• [Problem to work on] Copy out exactly the lines from the one holding "Output the Python" through the one holding "plt.rcParams['font.family'] = ['Liberation", ends included; omit images.

• [Material supplied]
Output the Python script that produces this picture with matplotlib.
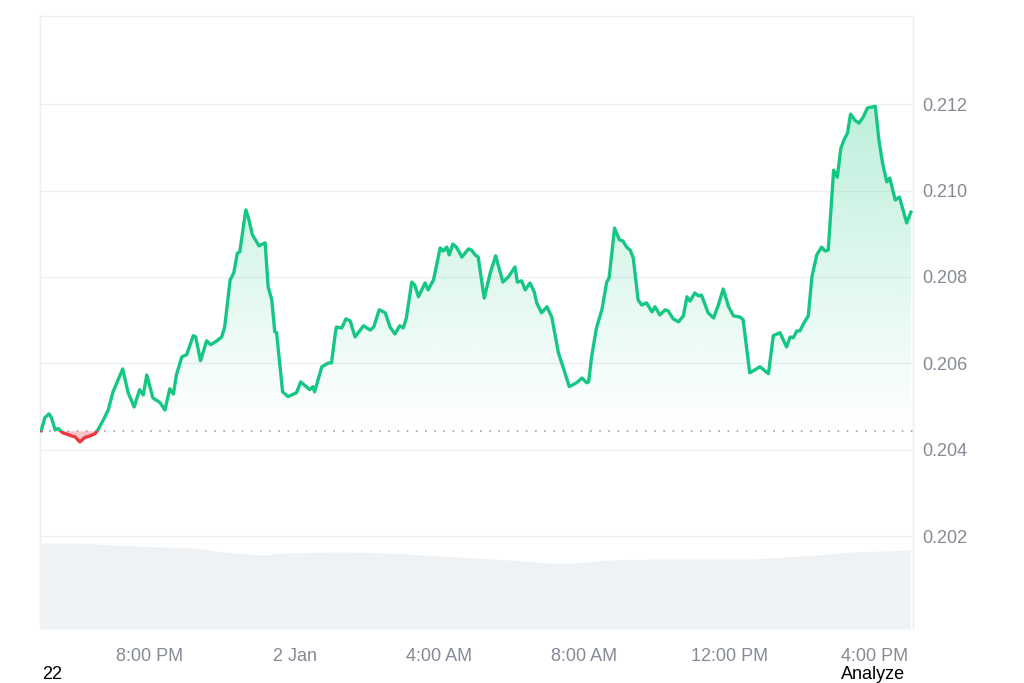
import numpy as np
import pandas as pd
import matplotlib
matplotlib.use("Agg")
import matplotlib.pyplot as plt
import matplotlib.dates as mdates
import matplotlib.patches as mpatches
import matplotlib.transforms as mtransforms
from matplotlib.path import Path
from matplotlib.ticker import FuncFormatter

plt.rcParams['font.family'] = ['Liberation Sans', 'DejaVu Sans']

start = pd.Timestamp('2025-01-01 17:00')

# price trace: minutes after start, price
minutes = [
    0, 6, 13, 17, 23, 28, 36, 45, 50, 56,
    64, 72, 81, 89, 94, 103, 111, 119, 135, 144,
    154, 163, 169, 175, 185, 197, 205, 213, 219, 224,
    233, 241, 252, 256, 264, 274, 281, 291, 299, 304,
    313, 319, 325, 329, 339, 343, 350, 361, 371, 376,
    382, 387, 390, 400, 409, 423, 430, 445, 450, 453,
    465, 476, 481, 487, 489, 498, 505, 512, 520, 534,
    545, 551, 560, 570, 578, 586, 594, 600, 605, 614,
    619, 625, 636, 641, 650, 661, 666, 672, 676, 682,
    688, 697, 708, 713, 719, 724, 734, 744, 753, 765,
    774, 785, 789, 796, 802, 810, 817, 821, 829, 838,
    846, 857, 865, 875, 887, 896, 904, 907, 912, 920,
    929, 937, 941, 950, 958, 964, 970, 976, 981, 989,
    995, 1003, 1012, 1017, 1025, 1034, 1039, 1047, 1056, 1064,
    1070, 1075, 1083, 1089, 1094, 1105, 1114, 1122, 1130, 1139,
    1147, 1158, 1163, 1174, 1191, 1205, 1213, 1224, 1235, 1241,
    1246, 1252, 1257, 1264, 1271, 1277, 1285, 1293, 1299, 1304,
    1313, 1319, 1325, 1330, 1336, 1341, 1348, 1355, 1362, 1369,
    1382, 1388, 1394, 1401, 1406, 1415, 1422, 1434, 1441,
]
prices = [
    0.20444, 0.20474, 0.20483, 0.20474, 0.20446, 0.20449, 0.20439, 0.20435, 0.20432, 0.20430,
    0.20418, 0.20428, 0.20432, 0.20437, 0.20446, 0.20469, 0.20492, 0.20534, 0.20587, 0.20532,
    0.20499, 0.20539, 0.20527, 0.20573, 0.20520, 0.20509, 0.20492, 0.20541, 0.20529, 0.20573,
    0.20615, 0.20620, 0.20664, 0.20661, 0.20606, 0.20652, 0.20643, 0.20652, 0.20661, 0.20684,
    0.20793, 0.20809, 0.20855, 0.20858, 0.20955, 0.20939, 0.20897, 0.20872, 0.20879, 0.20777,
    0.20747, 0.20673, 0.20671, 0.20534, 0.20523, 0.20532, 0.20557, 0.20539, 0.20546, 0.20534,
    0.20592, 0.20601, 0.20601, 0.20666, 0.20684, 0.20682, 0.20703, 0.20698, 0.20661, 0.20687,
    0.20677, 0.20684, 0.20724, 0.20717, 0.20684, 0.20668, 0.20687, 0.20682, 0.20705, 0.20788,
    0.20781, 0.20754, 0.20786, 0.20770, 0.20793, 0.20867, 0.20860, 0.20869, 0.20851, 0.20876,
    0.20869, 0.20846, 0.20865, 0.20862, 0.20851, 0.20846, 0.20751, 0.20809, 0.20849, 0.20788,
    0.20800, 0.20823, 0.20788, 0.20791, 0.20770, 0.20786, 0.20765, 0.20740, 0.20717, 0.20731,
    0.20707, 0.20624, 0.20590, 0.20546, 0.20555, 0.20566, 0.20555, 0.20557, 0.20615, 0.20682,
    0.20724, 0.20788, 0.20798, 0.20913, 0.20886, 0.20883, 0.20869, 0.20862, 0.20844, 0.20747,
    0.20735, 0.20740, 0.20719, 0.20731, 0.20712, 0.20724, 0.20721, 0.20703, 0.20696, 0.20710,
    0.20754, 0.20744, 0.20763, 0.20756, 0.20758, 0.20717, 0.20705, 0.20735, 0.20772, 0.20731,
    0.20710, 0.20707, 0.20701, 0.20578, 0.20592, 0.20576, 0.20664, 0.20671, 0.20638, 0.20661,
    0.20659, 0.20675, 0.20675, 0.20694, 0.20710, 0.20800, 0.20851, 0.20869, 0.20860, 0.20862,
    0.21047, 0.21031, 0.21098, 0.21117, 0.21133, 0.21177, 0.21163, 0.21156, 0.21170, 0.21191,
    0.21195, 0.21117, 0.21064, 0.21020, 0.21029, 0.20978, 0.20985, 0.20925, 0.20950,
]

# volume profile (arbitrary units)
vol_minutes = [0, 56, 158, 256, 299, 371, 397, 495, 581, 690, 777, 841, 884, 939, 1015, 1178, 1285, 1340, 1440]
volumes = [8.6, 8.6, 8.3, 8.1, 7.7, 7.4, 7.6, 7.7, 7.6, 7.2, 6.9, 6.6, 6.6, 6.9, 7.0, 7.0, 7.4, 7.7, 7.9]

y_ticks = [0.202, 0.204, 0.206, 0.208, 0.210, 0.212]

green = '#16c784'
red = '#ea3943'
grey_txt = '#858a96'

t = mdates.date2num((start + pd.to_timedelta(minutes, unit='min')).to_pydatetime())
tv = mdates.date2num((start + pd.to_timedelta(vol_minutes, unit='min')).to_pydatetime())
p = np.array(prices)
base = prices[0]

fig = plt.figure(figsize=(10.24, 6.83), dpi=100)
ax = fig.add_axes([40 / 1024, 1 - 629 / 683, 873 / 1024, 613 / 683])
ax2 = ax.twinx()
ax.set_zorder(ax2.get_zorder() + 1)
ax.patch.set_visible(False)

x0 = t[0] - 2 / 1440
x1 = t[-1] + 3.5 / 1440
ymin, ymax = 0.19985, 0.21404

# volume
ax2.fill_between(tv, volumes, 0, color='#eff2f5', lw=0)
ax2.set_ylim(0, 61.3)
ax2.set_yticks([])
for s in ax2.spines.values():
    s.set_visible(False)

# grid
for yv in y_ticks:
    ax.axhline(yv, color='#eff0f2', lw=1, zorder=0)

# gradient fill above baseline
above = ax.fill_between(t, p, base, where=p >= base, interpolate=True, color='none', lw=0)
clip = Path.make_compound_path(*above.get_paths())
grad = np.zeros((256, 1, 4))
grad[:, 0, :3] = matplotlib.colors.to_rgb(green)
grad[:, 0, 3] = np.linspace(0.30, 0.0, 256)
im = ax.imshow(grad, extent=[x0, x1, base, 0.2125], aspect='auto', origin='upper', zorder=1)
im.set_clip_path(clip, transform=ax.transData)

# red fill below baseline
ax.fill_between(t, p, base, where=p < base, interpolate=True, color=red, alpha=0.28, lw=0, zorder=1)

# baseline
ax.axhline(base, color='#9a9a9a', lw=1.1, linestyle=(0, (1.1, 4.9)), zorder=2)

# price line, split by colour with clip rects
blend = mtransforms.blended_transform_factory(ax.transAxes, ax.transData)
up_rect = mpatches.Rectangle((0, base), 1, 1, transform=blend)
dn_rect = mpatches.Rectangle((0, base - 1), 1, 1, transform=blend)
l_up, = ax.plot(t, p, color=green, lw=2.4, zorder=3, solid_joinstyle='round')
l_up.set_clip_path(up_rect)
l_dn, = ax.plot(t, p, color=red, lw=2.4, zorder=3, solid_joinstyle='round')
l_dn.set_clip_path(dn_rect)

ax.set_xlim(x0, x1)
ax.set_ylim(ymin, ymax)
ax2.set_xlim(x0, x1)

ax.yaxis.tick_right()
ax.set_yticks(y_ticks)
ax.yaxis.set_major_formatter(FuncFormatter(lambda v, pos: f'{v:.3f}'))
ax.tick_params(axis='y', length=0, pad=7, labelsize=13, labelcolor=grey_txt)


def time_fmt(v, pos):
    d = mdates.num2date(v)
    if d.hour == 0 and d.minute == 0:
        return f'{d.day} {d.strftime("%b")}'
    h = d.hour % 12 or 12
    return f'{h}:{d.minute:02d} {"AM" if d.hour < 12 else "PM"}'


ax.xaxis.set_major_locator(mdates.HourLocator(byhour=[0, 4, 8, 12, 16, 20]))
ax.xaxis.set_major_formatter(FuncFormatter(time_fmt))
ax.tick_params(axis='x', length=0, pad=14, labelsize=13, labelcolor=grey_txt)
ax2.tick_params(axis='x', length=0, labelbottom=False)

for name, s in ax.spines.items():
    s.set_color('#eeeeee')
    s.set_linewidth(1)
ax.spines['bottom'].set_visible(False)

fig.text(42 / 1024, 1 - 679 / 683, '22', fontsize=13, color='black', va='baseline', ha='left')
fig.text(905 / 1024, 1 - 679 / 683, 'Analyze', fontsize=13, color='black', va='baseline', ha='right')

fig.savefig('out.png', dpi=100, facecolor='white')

---

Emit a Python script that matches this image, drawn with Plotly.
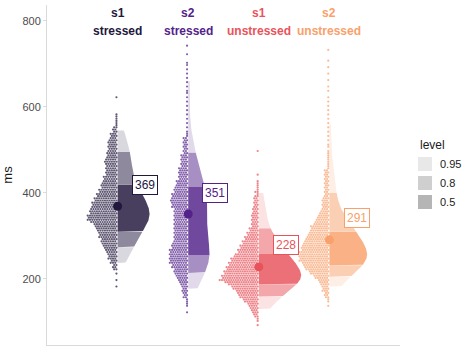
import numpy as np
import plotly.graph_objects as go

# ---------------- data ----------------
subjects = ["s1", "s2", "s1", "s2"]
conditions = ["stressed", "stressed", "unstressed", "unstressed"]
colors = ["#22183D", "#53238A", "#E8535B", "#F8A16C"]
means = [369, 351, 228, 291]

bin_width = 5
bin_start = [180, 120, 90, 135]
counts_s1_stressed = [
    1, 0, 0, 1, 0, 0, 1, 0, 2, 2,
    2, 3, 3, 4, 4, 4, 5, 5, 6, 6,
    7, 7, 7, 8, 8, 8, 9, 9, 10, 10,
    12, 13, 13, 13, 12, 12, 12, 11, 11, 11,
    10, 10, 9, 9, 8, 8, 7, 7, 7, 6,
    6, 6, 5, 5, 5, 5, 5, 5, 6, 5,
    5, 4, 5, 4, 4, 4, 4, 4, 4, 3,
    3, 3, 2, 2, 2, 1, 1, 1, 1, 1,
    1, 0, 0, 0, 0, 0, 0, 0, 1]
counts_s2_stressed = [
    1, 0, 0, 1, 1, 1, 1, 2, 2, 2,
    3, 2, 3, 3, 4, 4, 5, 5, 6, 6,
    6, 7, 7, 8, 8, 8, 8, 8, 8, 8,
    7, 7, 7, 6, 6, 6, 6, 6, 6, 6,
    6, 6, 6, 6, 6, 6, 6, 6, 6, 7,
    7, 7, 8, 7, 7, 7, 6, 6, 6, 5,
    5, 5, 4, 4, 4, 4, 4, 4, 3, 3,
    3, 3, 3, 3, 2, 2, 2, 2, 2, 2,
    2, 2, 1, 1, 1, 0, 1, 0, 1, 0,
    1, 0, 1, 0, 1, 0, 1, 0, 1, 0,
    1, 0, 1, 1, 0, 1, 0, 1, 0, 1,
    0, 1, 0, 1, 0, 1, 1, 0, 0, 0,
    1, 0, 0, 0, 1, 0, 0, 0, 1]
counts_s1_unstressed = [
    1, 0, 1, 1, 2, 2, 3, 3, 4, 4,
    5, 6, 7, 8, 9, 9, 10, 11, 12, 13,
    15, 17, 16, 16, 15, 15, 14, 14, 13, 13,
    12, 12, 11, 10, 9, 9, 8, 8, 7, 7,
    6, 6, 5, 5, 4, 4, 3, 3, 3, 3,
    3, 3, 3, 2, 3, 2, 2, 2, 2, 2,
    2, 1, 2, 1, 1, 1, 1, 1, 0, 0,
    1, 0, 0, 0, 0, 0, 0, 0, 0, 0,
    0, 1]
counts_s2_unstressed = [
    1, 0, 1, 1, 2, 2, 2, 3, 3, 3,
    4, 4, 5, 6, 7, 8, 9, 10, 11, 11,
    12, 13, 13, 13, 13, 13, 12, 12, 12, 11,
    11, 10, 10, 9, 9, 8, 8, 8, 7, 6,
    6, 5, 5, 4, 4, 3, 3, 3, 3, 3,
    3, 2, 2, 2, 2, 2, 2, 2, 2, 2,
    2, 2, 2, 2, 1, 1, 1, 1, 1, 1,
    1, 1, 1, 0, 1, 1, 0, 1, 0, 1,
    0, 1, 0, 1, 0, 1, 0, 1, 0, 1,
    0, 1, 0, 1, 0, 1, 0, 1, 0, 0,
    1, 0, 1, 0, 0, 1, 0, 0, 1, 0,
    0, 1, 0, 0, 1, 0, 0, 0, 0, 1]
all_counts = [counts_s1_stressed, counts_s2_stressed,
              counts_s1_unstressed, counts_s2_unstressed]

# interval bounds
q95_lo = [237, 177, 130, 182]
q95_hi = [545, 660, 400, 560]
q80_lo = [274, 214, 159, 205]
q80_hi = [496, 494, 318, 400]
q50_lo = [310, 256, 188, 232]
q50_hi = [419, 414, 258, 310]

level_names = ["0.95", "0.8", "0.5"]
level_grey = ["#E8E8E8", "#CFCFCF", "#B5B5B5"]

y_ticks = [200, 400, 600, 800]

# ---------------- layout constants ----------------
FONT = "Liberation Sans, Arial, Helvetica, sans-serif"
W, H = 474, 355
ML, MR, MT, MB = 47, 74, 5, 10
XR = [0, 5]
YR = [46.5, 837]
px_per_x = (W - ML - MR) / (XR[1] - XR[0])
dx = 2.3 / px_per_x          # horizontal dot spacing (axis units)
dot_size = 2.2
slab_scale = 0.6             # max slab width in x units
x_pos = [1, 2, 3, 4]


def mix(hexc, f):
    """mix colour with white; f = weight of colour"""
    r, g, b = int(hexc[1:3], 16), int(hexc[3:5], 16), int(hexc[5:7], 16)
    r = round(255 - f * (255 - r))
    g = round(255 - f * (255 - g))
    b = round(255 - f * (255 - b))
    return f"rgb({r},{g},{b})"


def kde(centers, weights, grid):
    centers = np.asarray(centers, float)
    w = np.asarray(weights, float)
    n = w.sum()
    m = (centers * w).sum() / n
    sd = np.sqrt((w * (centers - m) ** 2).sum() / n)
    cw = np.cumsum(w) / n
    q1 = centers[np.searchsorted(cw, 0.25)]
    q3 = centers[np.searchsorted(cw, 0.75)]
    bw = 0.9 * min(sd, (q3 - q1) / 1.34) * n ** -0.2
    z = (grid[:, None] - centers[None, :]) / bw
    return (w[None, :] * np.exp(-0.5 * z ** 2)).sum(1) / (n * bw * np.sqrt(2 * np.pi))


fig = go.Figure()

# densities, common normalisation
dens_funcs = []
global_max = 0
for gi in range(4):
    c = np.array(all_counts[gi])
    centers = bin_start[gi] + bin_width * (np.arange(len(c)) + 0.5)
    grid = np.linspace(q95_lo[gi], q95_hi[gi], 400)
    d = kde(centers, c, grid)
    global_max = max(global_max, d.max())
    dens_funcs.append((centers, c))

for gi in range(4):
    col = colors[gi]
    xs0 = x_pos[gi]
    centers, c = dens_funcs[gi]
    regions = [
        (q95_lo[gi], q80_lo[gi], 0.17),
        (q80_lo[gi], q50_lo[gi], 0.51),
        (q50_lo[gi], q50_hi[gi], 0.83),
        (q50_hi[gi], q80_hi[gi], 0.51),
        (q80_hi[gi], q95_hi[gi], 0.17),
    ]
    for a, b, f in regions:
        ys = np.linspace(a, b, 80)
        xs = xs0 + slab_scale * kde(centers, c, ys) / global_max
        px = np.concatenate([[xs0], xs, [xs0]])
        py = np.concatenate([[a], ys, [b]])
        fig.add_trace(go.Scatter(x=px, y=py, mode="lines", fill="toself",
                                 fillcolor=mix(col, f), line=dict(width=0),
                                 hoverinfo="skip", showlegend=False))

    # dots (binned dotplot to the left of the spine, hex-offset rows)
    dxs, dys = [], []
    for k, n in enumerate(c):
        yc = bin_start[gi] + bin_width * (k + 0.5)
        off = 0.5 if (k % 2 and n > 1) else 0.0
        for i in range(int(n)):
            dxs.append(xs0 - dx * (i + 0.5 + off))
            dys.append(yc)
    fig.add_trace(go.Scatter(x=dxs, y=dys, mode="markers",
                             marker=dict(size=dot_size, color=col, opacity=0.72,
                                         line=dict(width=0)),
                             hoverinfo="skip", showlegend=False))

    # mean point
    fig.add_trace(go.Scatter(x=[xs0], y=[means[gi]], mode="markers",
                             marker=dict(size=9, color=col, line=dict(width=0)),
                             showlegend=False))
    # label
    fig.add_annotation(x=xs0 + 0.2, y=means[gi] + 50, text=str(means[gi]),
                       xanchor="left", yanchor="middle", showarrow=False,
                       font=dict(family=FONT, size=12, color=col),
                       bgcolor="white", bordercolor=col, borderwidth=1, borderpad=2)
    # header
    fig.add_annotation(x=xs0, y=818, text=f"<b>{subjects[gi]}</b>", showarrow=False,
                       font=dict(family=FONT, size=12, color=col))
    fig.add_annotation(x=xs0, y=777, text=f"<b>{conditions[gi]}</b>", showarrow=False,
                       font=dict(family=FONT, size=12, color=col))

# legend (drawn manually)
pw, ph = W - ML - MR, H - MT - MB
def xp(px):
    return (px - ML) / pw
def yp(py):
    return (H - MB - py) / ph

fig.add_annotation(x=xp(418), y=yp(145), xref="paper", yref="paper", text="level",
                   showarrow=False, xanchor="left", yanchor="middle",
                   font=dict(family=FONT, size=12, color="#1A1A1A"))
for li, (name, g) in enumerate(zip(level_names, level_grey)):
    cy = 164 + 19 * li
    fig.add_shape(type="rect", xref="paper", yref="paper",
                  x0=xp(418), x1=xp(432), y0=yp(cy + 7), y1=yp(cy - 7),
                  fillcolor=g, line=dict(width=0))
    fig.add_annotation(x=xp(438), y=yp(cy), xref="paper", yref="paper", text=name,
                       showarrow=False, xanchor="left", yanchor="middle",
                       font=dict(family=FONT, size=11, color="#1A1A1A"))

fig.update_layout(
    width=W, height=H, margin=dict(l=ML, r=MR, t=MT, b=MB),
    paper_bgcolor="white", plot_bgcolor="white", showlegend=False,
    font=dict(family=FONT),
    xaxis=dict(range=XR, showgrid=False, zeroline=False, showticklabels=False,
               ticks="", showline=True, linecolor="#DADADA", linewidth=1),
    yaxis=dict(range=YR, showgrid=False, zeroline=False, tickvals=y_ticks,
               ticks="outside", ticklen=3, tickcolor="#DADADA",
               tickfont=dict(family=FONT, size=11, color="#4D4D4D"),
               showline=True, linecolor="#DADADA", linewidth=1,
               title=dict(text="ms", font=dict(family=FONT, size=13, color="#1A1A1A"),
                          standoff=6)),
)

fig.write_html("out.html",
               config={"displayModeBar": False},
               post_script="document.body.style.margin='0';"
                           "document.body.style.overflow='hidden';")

==

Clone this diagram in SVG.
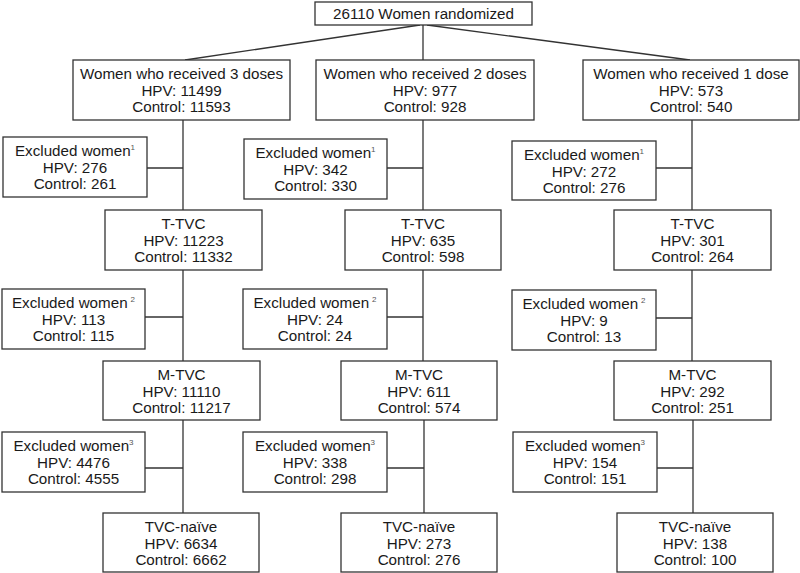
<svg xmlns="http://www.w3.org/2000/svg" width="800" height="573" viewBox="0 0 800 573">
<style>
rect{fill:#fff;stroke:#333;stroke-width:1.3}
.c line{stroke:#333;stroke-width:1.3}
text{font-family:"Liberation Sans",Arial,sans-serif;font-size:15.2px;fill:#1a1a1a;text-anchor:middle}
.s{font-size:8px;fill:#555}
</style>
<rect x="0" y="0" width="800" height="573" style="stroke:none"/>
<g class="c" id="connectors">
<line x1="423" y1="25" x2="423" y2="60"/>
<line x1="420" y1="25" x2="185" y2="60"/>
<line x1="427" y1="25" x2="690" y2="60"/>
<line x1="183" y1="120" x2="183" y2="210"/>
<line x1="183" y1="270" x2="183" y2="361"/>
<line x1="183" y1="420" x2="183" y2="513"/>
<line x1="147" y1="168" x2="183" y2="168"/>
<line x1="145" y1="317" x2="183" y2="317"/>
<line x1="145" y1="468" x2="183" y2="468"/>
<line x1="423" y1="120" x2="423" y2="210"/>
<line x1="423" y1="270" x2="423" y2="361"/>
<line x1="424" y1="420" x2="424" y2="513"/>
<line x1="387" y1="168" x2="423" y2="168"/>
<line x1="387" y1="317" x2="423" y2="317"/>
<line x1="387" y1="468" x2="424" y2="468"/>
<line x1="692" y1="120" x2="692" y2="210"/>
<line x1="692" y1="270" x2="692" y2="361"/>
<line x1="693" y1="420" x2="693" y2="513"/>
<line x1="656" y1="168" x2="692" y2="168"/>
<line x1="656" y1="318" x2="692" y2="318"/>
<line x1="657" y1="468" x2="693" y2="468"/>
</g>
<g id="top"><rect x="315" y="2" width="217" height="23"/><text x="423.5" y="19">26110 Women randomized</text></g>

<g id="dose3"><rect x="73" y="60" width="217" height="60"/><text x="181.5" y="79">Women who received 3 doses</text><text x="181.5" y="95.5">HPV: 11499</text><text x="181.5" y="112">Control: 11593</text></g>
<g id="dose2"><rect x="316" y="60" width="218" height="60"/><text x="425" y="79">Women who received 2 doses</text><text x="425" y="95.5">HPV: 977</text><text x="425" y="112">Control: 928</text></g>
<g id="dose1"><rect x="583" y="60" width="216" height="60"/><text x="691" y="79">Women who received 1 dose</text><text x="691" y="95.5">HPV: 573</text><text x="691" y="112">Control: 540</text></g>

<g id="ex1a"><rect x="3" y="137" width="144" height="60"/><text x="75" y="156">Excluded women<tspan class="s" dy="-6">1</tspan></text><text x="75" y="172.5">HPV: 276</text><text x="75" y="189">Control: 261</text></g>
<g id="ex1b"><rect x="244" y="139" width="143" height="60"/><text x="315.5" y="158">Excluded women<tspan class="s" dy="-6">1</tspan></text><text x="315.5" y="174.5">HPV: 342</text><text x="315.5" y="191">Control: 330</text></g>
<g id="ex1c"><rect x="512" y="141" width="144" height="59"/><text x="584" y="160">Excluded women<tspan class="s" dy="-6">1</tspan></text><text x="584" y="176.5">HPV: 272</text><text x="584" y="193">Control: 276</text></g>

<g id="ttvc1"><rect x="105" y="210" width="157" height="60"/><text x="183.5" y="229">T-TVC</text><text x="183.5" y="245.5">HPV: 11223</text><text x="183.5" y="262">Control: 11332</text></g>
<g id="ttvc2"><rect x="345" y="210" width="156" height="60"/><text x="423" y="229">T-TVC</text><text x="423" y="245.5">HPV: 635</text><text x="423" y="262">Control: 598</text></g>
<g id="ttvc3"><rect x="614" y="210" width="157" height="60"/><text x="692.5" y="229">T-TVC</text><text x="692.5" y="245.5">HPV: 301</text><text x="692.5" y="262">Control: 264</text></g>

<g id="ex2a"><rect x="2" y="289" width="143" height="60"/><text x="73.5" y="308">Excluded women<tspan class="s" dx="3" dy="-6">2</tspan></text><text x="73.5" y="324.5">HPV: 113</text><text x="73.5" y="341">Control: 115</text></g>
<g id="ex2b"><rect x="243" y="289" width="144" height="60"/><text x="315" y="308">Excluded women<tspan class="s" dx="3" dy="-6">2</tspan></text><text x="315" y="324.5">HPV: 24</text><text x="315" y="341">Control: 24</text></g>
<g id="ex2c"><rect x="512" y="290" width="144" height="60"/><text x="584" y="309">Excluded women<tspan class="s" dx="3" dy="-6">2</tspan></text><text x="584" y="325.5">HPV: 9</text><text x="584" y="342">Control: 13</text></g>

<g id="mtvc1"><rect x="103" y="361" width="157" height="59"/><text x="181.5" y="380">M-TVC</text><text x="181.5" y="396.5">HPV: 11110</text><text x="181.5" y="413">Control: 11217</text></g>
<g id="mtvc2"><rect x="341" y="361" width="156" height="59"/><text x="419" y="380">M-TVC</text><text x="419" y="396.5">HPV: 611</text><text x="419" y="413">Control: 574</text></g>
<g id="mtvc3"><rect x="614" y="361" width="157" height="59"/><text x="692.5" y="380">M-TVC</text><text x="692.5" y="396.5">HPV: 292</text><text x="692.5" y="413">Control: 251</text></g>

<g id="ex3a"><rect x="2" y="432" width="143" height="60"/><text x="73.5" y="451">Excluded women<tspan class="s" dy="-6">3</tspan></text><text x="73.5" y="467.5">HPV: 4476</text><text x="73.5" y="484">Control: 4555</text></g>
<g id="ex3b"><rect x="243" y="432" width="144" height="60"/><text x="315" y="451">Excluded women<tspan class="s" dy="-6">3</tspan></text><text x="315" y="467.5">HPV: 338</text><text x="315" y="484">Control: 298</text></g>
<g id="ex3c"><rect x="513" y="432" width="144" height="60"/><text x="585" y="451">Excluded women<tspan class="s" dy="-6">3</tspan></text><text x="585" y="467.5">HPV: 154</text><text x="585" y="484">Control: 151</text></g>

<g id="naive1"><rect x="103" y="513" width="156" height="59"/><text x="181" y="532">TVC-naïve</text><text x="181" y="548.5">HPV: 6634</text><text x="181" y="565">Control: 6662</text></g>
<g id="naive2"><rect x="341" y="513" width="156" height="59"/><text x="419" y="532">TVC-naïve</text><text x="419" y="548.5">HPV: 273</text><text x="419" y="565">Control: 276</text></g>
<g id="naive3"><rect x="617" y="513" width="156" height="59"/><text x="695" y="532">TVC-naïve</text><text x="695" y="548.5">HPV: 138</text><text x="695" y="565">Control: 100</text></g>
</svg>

• [Answer for this exercise]
Output the Python script that produces this picture with matplotlib.
import numpy as np
import pandas as pd
import matplotlib
matplotlib.use("Agg")
import matplotlib.pyplot as plt
import matplotlib.dates as mdates
import matplotlib.patches as mpatches
import matplotlib.transforms as mtransforms
from matplotlib.path import Path
from matplotlib.ticker import FuncFormatter

plt.rcParams['font.family'] = ['Liberation Sans', 'DejaVu Sans']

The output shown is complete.